_EXTRACTED MATERIAL_.

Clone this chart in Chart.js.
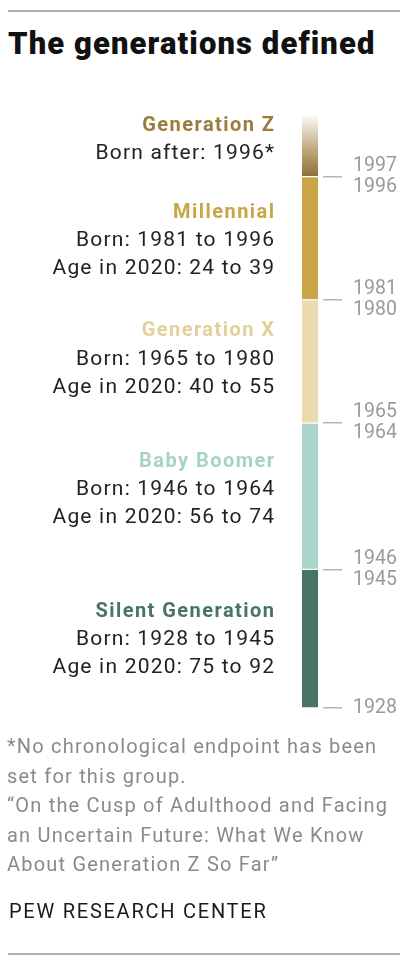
==
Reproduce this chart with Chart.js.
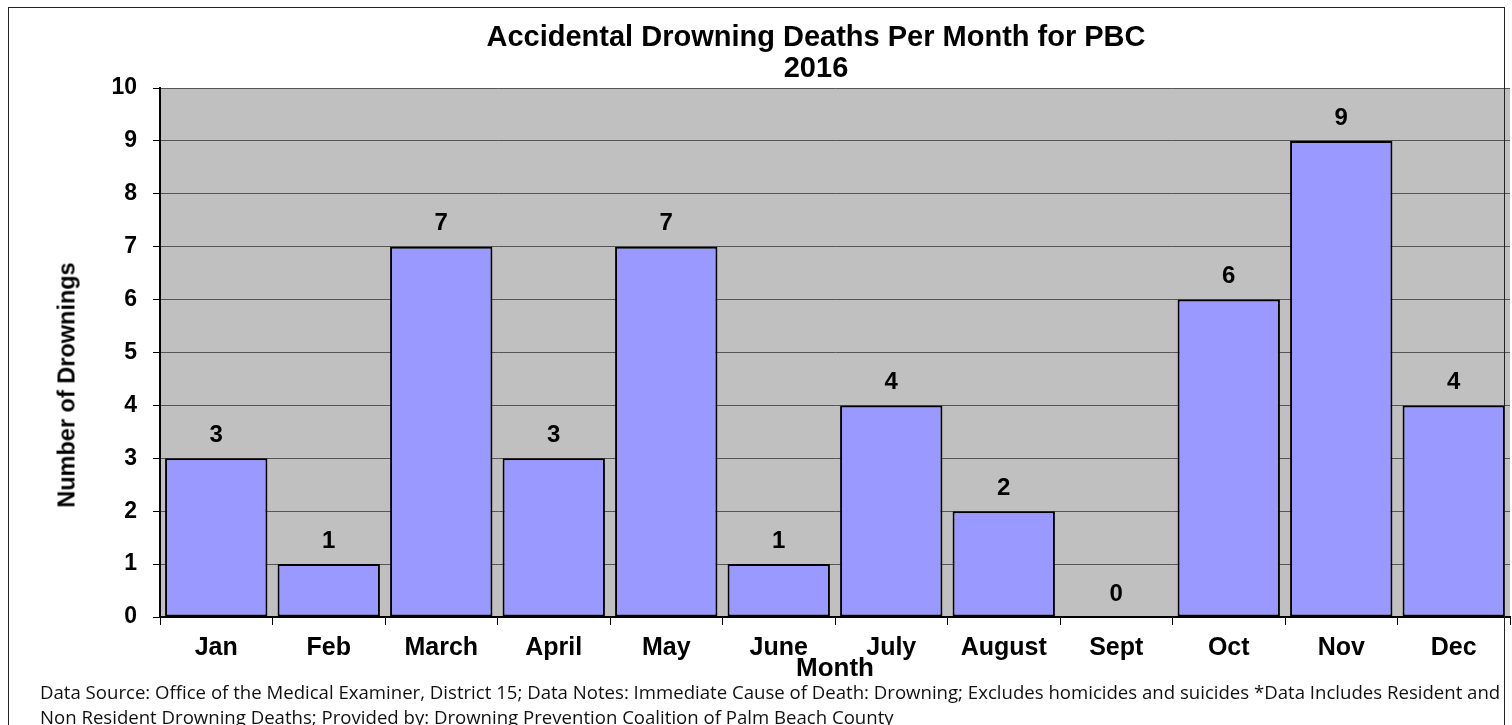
==
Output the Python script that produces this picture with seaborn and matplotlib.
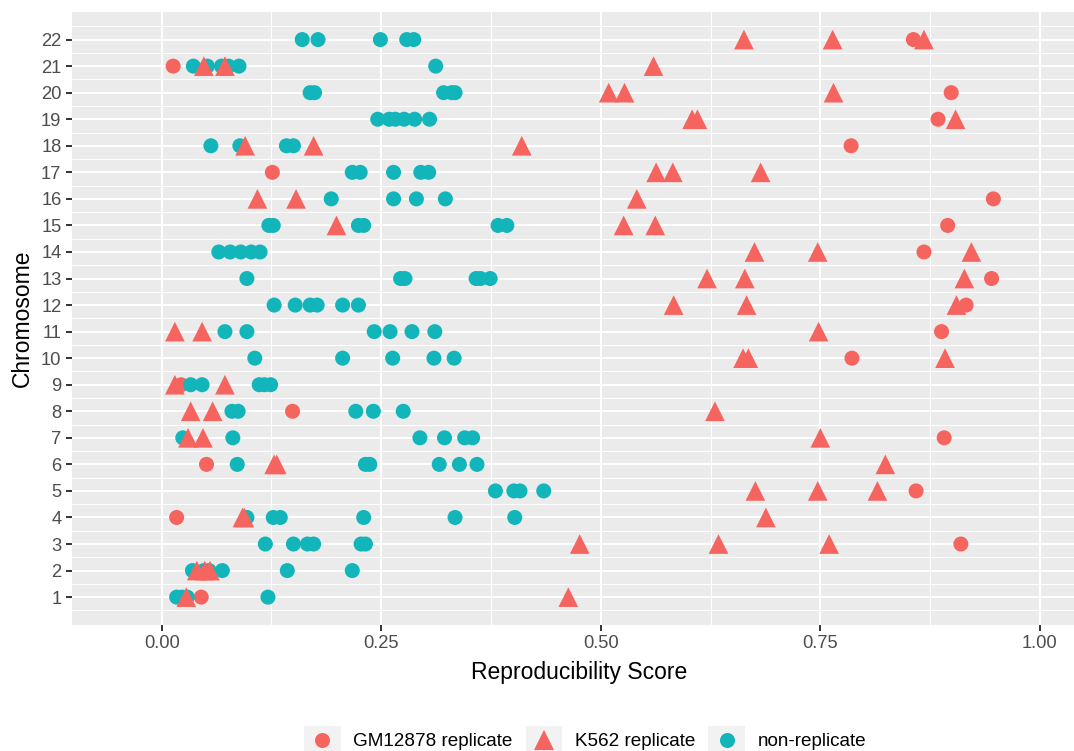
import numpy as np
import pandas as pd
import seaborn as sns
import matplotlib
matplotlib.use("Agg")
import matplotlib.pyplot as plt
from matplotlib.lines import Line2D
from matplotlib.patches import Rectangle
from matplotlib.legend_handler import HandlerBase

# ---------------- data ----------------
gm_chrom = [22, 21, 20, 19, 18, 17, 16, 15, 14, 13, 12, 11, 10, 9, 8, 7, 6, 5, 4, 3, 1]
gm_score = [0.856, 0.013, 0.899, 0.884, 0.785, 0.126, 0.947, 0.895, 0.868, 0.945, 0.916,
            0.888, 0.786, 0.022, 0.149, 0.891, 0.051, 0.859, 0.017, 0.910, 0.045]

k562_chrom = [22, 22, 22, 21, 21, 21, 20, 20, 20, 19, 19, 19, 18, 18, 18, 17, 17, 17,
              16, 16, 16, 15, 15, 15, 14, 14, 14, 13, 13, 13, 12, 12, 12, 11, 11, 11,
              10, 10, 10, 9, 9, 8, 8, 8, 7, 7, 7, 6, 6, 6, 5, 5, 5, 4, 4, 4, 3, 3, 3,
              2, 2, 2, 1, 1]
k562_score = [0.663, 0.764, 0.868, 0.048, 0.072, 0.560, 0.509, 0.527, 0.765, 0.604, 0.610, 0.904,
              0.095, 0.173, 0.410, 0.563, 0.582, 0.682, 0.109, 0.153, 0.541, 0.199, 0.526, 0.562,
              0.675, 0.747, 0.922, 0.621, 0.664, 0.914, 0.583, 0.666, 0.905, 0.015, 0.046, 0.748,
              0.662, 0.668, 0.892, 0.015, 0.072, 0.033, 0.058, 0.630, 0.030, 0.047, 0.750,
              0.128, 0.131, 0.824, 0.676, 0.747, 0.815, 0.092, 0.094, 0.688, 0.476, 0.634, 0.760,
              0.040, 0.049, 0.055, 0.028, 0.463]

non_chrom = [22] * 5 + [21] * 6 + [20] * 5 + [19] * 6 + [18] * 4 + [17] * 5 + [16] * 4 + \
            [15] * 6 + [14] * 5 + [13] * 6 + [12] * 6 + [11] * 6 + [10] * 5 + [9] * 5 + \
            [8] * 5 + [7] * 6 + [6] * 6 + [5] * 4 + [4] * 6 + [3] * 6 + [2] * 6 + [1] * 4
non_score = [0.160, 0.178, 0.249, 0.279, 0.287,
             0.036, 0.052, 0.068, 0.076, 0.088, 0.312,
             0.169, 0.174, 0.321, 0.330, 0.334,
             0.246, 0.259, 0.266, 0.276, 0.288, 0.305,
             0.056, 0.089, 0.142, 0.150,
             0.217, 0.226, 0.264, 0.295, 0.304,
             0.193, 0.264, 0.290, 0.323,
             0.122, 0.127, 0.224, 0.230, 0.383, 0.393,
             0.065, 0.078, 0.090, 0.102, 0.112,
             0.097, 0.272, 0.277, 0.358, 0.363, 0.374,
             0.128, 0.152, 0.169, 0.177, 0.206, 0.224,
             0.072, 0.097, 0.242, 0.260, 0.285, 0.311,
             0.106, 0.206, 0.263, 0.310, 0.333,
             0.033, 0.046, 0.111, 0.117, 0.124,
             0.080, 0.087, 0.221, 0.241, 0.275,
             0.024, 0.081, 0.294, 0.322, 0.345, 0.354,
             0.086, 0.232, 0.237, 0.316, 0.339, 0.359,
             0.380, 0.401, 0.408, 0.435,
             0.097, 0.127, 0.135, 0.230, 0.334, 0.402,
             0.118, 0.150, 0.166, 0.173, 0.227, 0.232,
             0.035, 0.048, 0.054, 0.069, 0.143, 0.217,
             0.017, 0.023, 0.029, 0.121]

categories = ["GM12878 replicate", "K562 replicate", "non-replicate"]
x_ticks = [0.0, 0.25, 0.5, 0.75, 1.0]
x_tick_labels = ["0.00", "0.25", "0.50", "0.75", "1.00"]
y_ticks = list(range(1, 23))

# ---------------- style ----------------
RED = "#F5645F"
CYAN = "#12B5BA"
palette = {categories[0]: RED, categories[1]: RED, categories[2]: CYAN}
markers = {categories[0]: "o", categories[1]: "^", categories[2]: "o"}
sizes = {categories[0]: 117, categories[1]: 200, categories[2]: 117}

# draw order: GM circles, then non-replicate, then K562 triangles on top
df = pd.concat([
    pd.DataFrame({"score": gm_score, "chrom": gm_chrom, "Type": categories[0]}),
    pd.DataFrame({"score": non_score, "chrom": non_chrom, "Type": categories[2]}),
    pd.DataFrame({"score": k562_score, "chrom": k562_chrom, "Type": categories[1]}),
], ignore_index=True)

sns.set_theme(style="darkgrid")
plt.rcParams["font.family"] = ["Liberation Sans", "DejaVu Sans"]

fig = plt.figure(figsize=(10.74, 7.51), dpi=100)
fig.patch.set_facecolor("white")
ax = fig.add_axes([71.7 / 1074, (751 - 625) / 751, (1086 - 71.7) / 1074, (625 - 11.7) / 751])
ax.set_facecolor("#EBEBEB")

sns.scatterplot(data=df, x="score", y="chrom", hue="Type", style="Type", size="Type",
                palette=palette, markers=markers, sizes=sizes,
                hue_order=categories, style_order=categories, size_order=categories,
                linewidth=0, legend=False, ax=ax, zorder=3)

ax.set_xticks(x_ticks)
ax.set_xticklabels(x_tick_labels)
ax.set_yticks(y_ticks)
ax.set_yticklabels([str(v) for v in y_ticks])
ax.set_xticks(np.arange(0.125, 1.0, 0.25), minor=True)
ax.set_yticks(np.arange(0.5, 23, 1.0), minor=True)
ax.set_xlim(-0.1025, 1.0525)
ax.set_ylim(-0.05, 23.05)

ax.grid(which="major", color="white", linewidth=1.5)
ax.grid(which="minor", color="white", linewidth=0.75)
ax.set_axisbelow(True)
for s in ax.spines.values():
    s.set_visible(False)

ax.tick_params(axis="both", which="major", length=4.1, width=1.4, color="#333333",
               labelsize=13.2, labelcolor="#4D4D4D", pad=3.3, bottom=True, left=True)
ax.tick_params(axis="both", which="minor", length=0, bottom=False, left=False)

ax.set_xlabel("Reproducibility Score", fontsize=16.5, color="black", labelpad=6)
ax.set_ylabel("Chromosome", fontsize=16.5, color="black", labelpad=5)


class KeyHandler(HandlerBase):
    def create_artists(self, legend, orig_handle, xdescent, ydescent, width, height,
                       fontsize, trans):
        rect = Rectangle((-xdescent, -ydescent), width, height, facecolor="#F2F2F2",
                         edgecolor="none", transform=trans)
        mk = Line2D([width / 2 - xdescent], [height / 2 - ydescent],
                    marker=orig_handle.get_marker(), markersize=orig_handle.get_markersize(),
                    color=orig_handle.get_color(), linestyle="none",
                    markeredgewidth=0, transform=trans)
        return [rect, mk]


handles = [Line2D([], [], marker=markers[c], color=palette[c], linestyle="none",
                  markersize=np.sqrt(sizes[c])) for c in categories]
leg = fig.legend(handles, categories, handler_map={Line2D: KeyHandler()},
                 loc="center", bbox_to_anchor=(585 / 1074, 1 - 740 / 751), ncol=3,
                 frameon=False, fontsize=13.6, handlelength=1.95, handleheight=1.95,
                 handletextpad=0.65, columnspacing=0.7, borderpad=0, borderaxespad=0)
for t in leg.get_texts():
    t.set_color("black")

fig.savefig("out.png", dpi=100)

_STATED TASK_.
Return every line above in which the string "seaborn" occurs.

_COMPLETED TASK_.
Output the Python script that produces this picture with seaborn and matplotlib.
import seaborn as sns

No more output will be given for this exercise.